Ever gets boreding

User Rating: 9 | Tony Hawk's Downhill Jam DS
After nearly a decade of the same ol' grinding, manualling, flip-tricking skateboarding gameplay, perhaps Tony Hawk needed a change of scenery for his next portable outing. While Neversoft focused on reinventing the skating wheel for Tony on next-generation consoles, Vicarious Visions went in a different direction for Nintendo DS gamers: downhill racing. And not just any sort of racing either -- racing that requires the familiar grinding, manualling, flip-tricking skateboarding gameplay that's been a part of the evolution of the core series. The combination of the two elements -- tricking and racing -- melds together extremely well in this DS design, and even though the familiar "explore anywhere" concept of the classic Tony Hawk design has been slightly rooted down into more limited course layouts, this spinoff still retains the feel of the classic action game that's wrapped around a core idea that works really well and is, ultimately, a hell of a lot of fun.
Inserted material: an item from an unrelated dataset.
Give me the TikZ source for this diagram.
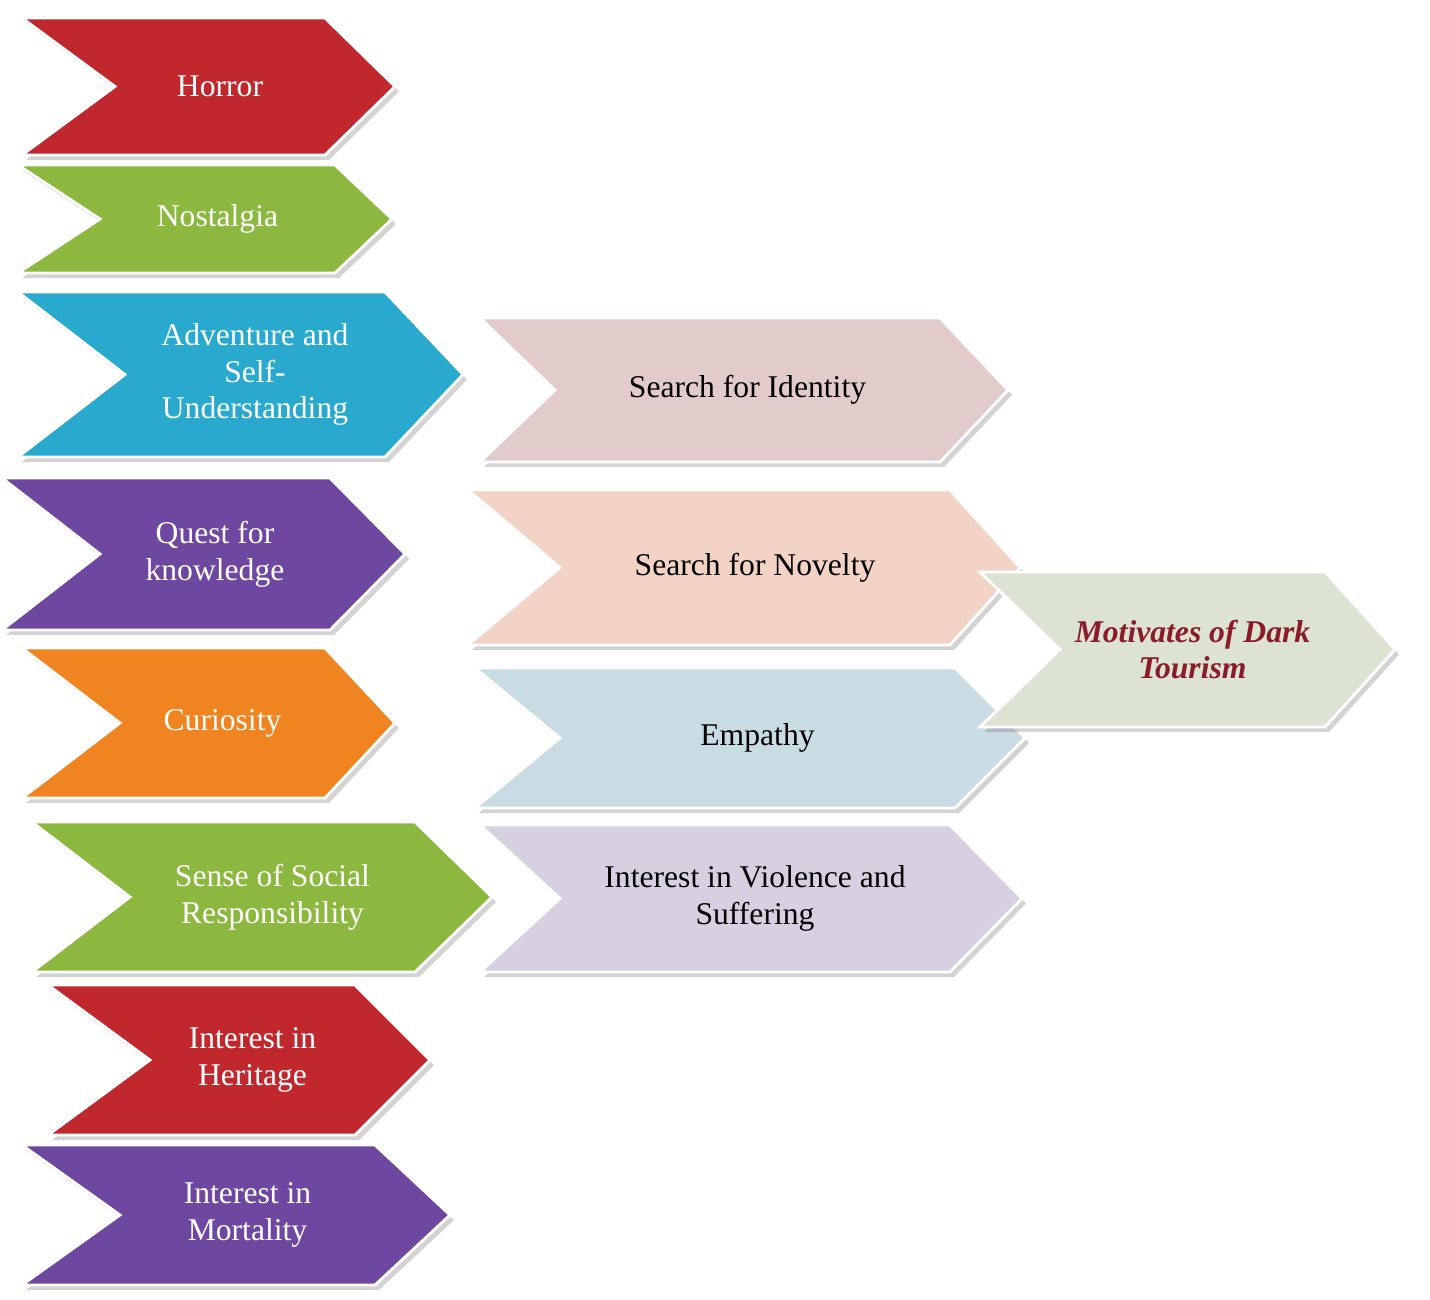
\documentclass[tikz,border=0pt]{standalone}
\usepackage{fontspec}
\setmainfont{Liberation Serif}
\usetikzlibrary{shadows}
\definecolor{cred}{HTML}{C0282E}
\definecolor{cgreen}{HTML}{8DB83F}
\definecolor{cblue}{HTML}{2AA9CF}
\definecolor{cpurple}{HTML}{6E48A0}
\definecolor{corange}{HTML}{EF8420}
\definecolor{cident}{HTML}{E2CBCB}
\definecolor{cnov}{HTML}{F4D3C7}
\definecolor{cemp}{HTML}{C9DCE4}
\definecolor{cviol}{HTML}{D6D0E0}
\definecolor{cmot}{HTML}{DCE3D3}
\definecolor{mottext}{HTML}{8B1A2B}
\tikzset{chev/.style={draw=white,line width=0.8pt,drop shadow={shadow xshift=0.04cm,shadow yshift=-0.05cm,opacity=0.35}},
  lab/.style={font=\fontsize{9}{10.5}\selectfont,align=center,inner sep=0pt}}
% #1 name, #2 left, #3 body end, #4 tip, #5 top, #6 bottom, #7 notch, #8 fill, #9 text
\newcommand\chev[9]{%
  \path[chev,fill=#8] (#2/100,-#5/100) -- (#3/100,-#5/100) -- (#4/100,-#5/200-#6/200) -- (#3/100,-#6/100) -- (#2/100,-#6/100) -- (#7/100,-#5/200-#6/200) -- cycle;
  \node[lab] (#1) at ({(#7+#3)/200},{-(#5+#6)/200}) {#9};}
\begin{document}
\begin{tikzpicture}
\useasboundingbox (0,0) rectangle (14.30,-12.99);
\chev{horror}{22}{325}{395}{18}{155}{115}{cred}{\color{white}Horror}
\chev{nost}{18}{335}{392}{165}{273}{100}{cgreen}{\color{white}Nostalgia}
\chev{adv}{18}{385}{463}{292}{457}{125}{cblue}{\color{white}Adventure and\\\color{white}Self-\\\color{white}Understanding}
\chev{quest}{2}{330}{405}{478}{630}{100}{cpurple}{\color{white}Quest for\\\color{white}knowledge}
\chev{cur}{22}{325}{395}{648}{798}{120}{corange}{\color{white}Curiosity}
\chev{sense}{32}{415}{492}{822}{972}{130}{cgreen}{\color{white}Sense of Social\\\color{white}Responsibility}
\chev{herit}{48}{355}{430}{985}{1135}{150}{cred}{\color{white}Interest in\\\color{white}Heritage}
\chev{mort}{22}{375}{450}{1145}{1285}{120}{cpurple}{\color{white}Interest in\\\color{white}Mortality}
\chev{ident}{480}{940}{1008}{318}{462}{555}{cident}{Search for Identity}
\chev{nov}{468}{950}{1020}{490}{645}{560}{cnov}{Search for Novelty}
\chev{emp}{475}{955}{1025}{668}{808}{560}{cemp}{Empathy}
\chev{viol}{480}{950}{1022}{825}{972}{560}{cviol}{Interest in Violence and\\Suffering}
\chev{mot}{980}{1325}{1395}{572}{727}{1060}{cmot}{\color{mottext}\bfseries\itshape Motivates of Dark\\\color{mottext}\bfseries\itshape Tourism}
\end{tikzpicture}
\end{document}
Last year's release of Tony Hawk's American Sk8land was the first true 3D Tony Hawk game on a Nintendo handheld -- Vicarious Visions has been working with the skateboarding property since the days of the Game Boy, but the DS allowed the development team to finally work pretty much all of the Tony Hawk design into a portable product. The game the team created for the DS last year -- a really solid and original title rooted down into the original Neversoft concept -- is the foundation for Tony Hawk's Downhill Jam. That same toon-shaded visual style and silky-smooth, speedy 3D engine's at work in this new product, and even though Downhill Jam shares a lot, the two games are completely different products. For Downhill Jam, the designers have constructed a product that's clearly inspired by EA's SSX brand, which, let's be honest, was clearly inspired by the success of the "extreme" Tony Hawk video game franchise.

The core mechanic of Downhill Jam is racing. There are six different locations in the game that players must progress through. Six course of racing action might not sound like a lot, and honestly that was clearly the biggest turn-off to the product. But it's the enormousness of each course, coupled with how the development team staggered its game progression across these six enormous courses that surprised us. The game isn't just about getting to the finish line as fast as you can. It's about getting there in style.

At the start of the game you're faced with the first course: San Francisco. It's a perfect city to really explore the whole concept of Downhill Jam: huge drop-offs, winding roads, tons of rails and cables to grind off of. It's like the city was made for skateboarding, and the level designers work a fantastic, but ultimately fictional downhill course that takes players down from Twin Peaks all the way through downtown ending at the tourist trap in Fisherman's Wharf.